There is however an incredibly strong ‘yes’ brigade (including myself) who have been pushing for Taylors’ inclusion for many years now. After all, Steve Davis (snooker royalty for those unfamiliar) is a past winner of the BBC title. Snooker halls hardly conjure up images of rippling muscles and Bill Werbenuik (a previous snooker ‘giant’) was rumoured to regularly consume Ireland’s sovereign debt worth in pints of ale before commencing play many moons ago. On a side note, it is amazing to report that such a sedate pursuit as snooker was one of the first sports to be truly tainted by a drugs scandal with the use of Beta Blockers (a prescription heart drug) to calm players’ nerves and steady their hands. Not in anyway ironic that these ‘sports’ benefit from the use of downers rather than stimulants.

So how do you truly compare supreme competitors with supreme atheletes? It is almost impossible, especially as in many instances you are also transcending eras. In addition to all his titles, Taylor has achieved the ‘perfect leg’ - a nine dart finish on no less than than eight occasions under the TV lights. It is a staggering achievement but how do you place that against Usaian Bolt running sub 9.6 seconds, the simple answer is you cannot and you would be chortled at for trying to do so. The very definition of this award however is that of personality. Ryan Giggs won recently yet no one could seriously tell me that at his age he is remotely the best footballer in Britain, but there were other factors to consider such as his services to housewives all over the country.

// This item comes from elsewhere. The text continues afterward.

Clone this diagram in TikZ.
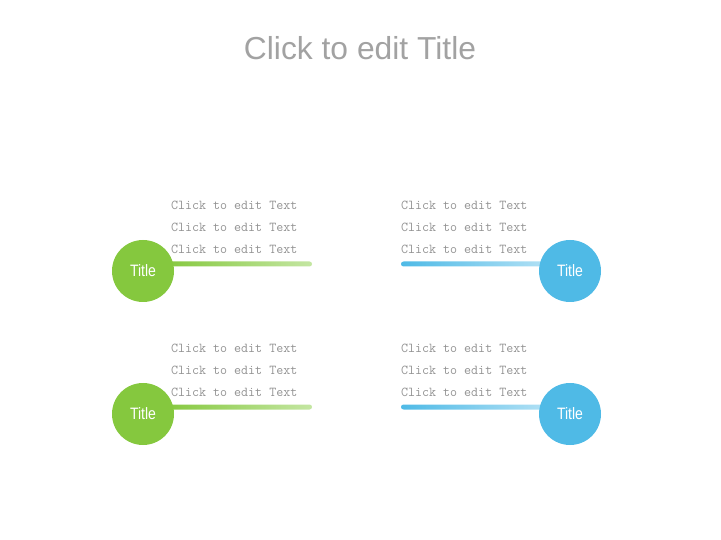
\documentclass[tikz,border=0pt]{standalone}
\usepackage{fontspec}
\setmainfont{Liberation Sans}
\definecolor{grn}{HTML}{85C83E}
\definecolor{grnL}{HTML}{C4E6A2}
\definecolor{blu}{HTML}{4FBAE6}
\definecolor{bluL}{HTML}{B2E1F5}
\definecolor{txtgray}{HTML}{929292}
\definecolor{titlegray}{HTML}{A2A2A2}
\tikzset{
  bubble/.style={circle,minimum size=62pt,inner sep=0pt,text=white,
    font=\fontsize{16.5}{17}\selectfont},
  bodytext/.style={anchor=west,inner sep=0pt,text=txtgray,
    font=\ttfamily\fontsize{13.6}{14}\selectfont},
}
\begin{document}
\begin{tikzpicture}[x=1pt,y=-1pt]
\useasboundingbox (0,0) rectangle (721,540);
\node[text=titlegray,font=\fontsize{31.8}{34}\selectfont] (title) at (360,48) {Click to edit Title};
% top-left
\shade[left color=grn,right color=grnL,rounded corners=2.5pt] (165,261.5) rectangle (312,266.5);
\node[bubble,fill=grn] (t1) at (143,271) {\scalebox{0.85}[1]{Title}};
\node[bodytext] (a1) at (171,205) {Click to edit Text};
\node[bodytext] (a2) at (171,227) {Click to edit Text};
\node[bodytext] (a3) at (171,249) {Click to edit Text};
% top-right
\shade[left color=blu,right color=bluL,rounded corners=2.5pt] (401,261.5) rectangle (548,266.5);
\node[bubble,fill=blu] (t2) at (570,271) {\scalebox{0.85}[1]{Title}};
\node[bodytext] (b1) at (401,205) {Click to edit Text};
\node[bodytext] (b2) at (401,227) {Click to edit Text};
\node[bodytext] (b3) at (401,249) {Click to edit Text};
% bottom-left
\shade[left color=grn,right color=grnL,rounded corners=2.5pt] (165,404.5) rectangle (312,409.5);
\node[bubble,fill=grn] (t3) at (143,414) {\scalebox{0.85}[1]{Title}};
\node[bodytext] (c1) at (171,348) {Click to edit Text};
\node[bodytext] (c2) at (171,370) {Click to edit Text};
\node[bodytext] (c3) at (171,392) {Click to edit Text};
% bottom-right
\shade[left color=blu,right color=bluL,rounded corners=2.5pt] (401,404.5) rectangle (548,409.5);
\node[bubble,fill=blu] (t4) at (570,414) {\scalebox{0.85}[1]{Title}};
\node[bodytext] (d1) at (401,348) {Click to edit Text};
\node[bodytext] (d2) at (401,370) {Click to edit Text};
\node[bodytext] (d3) at (401,392) {Click to edit Text};
\end{tikzpicture}
\end{document}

My own view on the BBC is that Taylor has been made to suffer because of the split in professional darts. (The recognized championship is promoted by Sky whereas the BBC shows an infinitely inferior product in an almost embarrassingly poorer event). Bearing in mind that Steve Davis was celebrated as a past BBC winner, what is their rationale for excluding such a National Idol as Taylor for any reasons that are not without suspicion of prejudice? It is clearly not about pure athleticism.

I am not entirely sure what the answer is regarding darts and to its’ place in the sporting pantheon and whether it should be truly recognized as a legitimate athletic discipline. As far as I am aware however, archery is an Olympic sport and I wouldn’t see a whole lot of difference there other than it used to be popular with the
Royal Court
and was generally practiced outside and by the landed gentry. If rhythmic gymnastics is acceptable then maybe we should also include disco dancing as a sport (the house music brigade would probably fail the drugs test however). Just because Philip Douglas Taylor is a short fat bloke should not exclude him from being remembered as a sporting great, just ask one Terrence Butcher about the stout midget that ran rings around him in Mexico in the Summer of 1986, a certain Diego Maradona. He didn’t mind a pint and a bit of a giggle and I don’t remember anyone being better than he was. Take all of these facts and then consider we have not even talked about the opinions of the finest commentator of all time, one Geordie microphone wizard called Sidney Waddell and the arguments for ‘The Power’s’ inclusion are unquestionable.

The Greatest? Possibly, but no one will ever be able to prove it.